When I was teaching a few years ago there was always a sizeable group of challenging children who needed additional support with behaviour, communication etc. This group was largely made up of those who were socially or economically vulnerable, and whose parents themselves lacked the education or resources to parent effectively - your classic ‘deprived kids’.
What I see around me now, though, - in the school at which I’m a governor, my own child’s school year and my peer/friendship group of mums - is that this group has been joined by another group of challenging children, who are materially much better off and more ‘middle class’, but whose issues with behaviour etc seem to stem from lack of parental time/input. They often have two full-time working parents who are run ragged trying to juggle everything, have been in full-time nursery from a very young age, spend much of their time outside actual school hours in a ever-changing mish-mash of breakfast clubs, after school clubs and holiday clubs, and are given no boundaries in the time they do spend with their parents, because said parents are exhausted, suffering from parental guilt and are desperate to spend ‘quality time’ with them. It’s really noticeable that all of the most challenging children in DD’s school fall into one of these two categories.

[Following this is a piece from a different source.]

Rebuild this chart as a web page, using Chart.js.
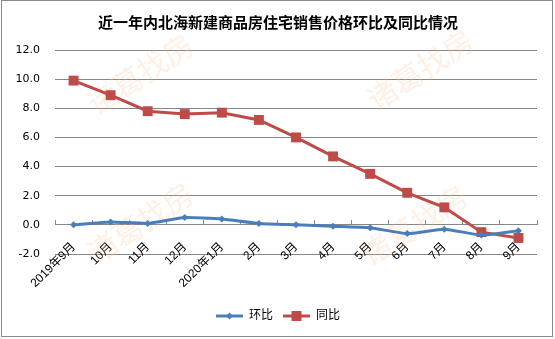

This is by no means a criticism of working mothers/parents; most of my own friends have no choice but to work full-time, and I’m aware that many people manage to parent perfectly well while also holding down a demanding job. But something seems to be going on whereby a growing tranche of middle-class society is now so chronically stressed, exhausted and time poor that they are unable to parent effectively, and prepare their children for school and to participate in wider society.